* [Set task]:
Locate each line with the string "matplotlib" in the listing below and copy it.

------ Material provided ------

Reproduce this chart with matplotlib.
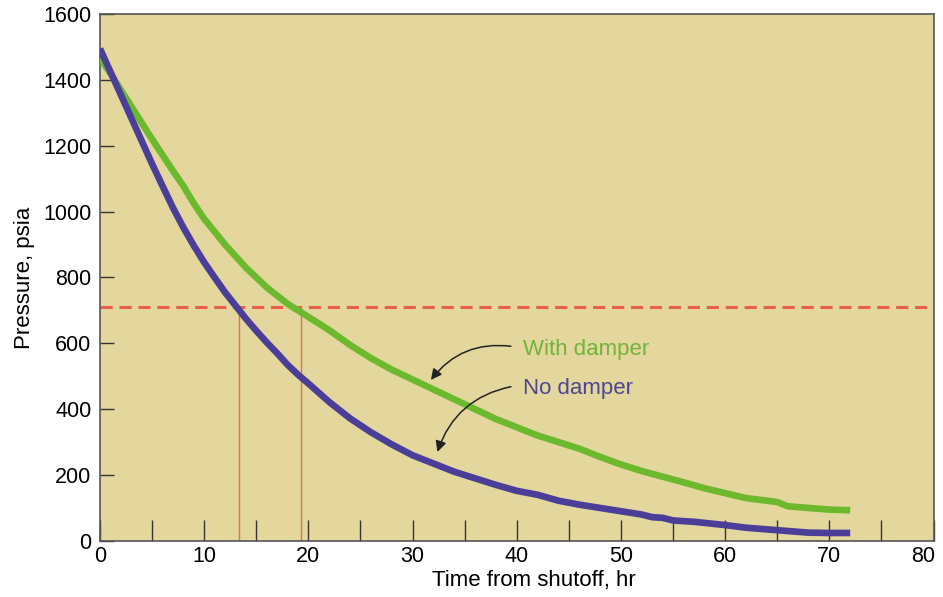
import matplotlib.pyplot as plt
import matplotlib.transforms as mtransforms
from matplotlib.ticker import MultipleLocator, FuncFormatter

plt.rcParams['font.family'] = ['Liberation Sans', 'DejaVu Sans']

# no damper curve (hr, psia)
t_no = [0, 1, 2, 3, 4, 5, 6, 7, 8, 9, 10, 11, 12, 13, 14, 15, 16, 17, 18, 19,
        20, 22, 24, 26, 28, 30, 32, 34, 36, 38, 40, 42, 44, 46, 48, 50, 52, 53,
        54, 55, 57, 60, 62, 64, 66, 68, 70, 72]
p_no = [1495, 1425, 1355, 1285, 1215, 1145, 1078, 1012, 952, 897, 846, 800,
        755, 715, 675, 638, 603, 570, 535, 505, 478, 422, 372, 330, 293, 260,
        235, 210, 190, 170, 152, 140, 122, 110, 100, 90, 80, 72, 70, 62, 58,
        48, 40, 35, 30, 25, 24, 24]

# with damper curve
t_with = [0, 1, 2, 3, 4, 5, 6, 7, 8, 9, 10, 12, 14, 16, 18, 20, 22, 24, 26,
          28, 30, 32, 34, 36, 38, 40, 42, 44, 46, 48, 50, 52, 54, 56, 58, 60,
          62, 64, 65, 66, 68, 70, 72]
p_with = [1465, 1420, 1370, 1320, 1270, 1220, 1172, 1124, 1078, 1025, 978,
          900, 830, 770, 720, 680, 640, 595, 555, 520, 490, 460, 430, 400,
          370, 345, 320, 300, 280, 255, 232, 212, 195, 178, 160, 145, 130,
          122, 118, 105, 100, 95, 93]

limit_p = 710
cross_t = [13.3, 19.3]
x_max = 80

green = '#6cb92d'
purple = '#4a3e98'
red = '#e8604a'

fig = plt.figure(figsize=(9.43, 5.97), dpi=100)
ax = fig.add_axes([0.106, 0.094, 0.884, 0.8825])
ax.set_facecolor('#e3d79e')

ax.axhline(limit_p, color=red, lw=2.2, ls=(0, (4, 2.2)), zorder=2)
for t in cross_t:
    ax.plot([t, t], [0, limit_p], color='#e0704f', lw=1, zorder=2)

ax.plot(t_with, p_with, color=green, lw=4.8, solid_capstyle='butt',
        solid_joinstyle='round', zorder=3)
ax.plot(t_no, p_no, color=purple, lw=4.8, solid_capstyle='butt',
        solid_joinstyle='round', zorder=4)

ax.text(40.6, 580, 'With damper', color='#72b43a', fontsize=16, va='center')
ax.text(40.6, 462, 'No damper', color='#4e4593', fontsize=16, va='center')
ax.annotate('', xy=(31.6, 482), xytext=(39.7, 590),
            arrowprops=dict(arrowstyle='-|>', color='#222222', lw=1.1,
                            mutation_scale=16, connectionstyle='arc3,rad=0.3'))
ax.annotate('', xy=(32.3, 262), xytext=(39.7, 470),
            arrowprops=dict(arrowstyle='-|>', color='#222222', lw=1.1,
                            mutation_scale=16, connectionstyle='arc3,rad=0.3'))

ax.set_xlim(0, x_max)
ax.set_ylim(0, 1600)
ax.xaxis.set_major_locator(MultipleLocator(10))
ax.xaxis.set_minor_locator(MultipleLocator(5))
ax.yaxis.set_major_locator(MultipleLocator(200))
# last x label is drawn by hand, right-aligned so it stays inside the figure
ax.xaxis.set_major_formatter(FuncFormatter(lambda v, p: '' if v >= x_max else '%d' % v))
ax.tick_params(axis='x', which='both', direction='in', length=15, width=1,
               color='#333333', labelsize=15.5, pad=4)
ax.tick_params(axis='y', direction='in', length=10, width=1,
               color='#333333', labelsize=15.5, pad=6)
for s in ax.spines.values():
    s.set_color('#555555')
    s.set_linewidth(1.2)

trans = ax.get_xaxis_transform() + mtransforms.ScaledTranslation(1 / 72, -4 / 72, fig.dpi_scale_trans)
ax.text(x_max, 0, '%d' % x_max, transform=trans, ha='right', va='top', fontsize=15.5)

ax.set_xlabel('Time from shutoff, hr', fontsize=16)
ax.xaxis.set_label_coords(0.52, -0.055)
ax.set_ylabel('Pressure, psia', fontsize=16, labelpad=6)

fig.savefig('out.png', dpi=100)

------
------ Material provided ------

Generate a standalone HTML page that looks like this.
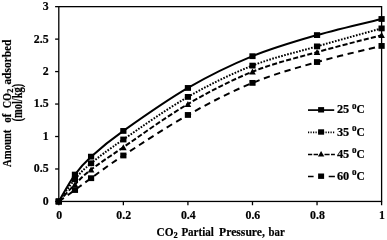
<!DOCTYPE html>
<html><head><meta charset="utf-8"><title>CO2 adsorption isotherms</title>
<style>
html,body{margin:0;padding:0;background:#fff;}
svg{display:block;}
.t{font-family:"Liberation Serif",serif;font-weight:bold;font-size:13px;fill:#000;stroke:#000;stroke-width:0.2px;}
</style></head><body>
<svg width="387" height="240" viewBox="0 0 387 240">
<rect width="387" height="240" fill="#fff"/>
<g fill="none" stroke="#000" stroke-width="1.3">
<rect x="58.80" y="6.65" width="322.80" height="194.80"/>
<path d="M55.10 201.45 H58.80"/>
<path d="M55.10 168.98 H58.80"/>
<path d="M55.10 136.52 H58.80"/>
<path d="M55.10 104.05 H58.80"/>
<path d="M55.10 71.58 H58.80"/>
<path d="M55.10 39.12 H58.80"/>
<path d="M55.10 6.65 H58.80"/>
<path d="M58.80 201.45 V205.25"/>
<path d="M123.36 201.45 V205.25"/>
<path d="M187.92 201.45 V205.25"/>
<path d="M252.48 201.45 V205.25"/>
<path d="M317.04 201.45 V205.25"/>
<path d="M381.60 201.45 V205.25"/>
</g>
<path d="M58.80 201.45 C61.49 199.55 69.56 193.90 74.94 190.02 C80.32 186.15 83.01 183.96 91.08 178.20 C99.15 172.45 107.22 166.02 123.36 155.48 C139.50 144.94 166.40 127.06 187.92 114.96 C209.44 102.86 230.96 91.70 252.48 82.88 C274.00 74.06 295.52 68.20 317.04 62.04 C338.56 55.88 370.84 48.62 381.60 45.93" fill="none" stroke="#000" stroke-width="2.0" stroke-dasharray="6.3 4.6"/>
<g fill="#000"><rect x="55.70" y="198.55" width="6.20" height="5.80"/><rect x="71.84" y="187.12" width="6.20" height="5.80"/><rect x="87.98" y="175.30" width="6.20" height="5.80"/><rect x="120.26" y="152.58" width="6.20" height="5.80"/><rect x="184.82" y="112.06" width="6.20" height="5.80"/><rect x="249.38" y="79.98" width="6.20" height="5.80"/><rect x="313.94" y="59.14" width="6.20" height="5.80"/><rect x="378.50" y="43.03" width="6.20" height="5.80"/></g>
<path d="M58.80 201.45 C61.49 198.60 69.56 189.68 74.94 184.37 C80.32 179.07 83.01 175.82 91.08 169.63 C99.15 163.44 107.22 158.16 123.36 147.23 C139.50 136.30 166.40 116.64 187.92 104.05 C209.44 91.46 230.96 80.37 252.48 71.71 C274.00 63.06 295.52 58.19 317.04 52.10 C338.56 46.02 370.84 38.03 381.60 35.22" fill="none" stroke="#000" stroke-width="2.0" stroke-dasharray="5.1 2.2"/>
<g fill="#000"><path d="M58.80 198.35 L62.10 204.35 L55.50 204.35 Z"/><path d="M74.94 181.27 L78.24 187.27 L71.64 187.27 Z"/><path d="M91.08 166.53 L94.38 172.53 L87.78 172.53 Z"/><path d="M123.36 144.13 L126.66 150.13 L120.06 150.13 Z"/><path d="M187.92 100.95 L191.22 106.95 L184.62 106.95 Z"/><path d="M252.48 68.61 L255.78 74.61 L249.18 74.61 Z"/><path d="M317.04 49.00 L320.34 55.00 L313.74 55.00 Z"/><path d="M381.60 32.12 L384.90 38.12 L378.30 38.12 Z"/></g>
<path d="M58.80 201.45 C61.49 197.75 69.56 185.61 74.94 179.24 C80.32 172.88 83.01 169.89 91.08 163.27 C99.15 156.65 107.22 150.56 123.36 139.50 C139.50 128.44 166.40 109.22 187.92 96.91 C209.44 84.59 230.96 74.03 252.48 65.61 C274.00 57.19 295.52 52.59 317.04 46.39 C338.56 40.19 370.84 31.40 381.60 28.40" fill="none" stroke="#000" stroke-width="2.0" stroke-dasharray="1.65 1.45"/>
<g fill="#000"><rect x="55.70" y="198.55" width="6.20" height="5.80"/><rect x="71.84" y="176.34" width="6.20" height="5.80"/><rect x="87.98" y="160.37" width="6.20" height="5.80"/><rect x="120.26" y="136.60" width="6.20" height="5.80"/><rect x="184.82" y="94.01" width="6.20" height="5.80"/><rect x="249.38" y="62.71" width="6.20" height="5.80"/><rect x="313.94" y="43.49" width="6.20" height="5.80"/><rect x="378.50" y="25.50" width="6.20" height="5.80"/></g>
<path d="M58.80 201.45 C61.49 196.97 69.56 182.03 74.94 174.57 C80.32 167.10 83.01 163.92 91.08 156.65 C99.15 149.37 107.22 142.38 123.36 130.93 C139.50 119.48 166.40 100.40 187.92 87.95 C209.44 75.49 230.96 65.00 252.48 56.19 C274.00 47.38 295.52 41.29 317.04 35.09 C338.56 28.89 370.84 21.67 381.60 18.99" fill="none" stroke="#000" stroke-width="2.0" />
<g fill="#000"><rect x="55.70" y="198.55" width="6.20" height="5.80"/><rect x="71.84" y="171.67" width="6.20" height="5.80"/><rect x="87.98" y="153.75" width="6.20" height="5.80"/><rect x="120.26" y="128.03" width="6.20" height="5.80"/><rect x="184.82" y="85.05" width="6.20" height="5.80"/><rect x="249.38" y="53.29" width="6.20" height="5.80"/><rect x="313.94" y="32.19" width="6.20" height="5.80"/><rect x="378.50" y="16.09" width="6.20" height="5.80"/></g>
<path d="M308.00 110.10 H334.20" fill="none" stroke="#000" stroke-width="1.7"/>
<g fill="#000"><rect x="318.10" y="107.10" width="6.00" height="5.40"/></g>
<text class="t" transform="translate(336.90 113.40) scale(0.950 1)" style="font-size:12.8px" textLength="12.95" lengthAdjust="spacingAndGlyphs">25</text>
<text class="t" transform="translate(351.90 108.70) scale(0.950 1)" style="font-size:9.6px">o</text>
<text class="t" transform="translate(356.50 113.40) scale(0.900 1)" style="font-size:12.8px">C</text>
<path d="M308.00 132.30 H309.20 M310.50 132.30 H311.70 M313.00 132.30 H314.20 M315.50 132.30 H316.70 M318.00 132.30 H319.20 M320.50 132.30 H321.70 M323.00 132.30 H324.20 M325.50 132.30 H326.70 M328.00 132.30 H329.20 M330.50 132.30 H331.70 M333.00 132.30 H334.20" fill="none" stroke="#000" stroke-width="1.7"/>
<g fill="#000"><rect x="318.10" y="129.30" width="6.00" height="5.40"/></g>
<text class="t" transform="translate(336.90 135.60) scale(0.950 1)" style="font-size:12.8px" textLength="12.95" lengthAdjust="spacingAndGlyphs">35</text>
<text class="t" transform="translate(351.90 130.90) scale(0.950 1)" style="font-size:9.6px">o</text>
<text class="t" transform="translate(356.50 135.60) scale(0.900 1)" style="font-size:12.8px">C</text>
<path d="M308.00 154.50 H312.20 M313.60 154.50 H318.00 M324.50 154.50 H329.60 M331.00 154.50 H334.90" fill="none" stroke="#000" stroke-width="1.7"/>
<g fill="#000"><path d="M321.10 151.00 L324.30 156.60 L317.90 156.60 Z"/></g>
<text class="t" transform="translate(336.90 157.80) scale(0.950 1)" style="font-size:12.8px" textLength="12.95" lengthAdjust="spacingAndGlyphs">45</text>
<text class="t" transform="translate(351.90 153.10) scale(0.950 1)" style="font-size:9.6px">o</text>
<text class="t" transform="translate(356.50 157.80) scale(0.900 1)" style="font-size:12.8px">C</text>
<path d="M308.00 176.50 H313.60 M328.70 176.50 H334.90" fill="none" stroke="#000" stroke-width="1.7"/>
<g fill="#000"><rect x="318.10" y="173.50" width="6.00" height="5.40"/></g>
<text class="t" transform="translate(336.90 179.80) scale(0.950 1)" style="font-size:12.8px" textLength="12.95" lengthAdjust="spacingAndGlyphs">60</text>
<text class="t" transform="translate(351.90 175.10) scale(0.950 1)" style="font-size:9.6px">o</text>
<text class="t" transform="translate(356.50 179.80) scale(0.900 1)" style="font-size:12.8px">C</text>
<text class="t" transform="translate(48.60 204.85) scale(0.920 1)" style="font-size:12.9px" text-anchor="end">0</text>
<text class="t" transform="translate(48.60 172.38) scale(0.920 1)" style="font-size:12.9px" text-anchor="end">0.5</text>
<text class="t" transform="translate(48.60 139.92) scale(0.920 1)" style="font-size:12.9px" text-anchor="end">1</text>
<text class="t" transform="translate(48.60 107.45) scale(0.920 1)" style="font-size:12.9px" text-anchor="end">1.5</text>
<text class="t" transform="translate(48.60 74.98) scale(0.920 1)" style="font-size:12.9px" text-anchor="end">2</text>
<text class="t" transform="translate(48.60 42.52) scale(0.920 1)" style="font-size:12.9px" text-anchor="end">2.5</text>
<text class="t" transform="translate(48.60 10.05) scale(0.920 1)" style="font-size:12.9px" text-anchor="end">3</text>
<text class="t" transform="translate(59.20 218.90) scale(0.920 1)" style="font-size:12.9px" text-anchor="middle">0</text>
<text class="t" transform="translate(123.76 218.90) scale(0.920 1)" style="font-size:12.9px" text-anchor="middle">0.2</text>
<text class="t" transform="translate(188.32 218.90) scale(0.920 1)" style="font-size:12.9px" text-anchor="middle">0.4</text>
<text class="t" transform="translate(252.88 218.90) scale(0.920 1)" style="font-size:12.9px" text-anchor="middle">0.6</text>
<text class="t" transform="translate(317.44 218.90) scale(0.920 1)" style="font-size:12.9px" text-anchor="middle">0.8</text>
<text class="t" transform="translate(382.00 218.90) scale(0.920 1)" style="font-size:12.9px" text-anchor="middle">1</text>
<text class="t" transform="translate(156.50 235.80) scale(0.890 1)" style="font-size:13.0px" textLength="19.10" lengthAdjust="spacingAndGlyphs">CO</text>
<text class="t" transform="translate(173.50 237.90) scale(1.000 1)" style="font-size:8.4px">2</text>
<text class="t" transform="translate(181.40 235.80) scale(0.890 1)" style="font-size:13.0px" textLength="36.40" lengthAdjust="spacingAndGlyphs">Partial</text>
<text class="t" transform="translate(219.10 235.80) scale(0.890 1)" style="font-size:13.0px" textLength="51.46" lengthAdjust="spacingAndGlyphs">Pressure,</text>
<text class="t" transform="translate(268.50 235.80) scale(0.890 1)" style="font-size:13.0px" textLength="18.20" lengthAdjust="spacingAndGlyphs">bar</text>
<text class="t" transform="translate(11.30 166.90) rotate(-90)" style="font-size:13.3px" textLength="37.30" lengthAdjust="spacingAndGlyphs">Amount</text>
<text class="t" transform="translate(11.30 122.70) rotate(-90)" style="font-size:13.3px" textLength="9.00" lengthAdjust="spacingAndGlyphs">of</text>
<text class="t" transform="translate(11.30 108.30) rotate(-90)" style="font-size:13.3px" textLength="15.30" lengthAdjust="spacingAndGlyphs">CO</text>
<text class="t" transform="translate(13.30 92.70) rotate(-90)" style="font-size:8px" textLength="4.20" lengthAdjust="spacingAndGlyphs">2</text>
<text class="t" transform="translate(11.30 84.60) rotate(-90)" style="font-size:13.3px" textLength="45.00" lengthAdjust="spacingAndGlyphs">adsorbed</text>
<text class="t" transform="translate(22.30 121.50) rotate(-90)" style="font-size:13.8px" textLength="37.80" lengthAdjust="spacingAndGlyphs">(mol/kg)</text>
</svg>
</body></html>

------

* [Solved exercise]:
Reproduce this chart with matplotlib.
import matplotlib.pyplot as plt
import matplotlib.transforms as mtransforms
from matplotlib.ticker import MultipleLocator, FuncFormatter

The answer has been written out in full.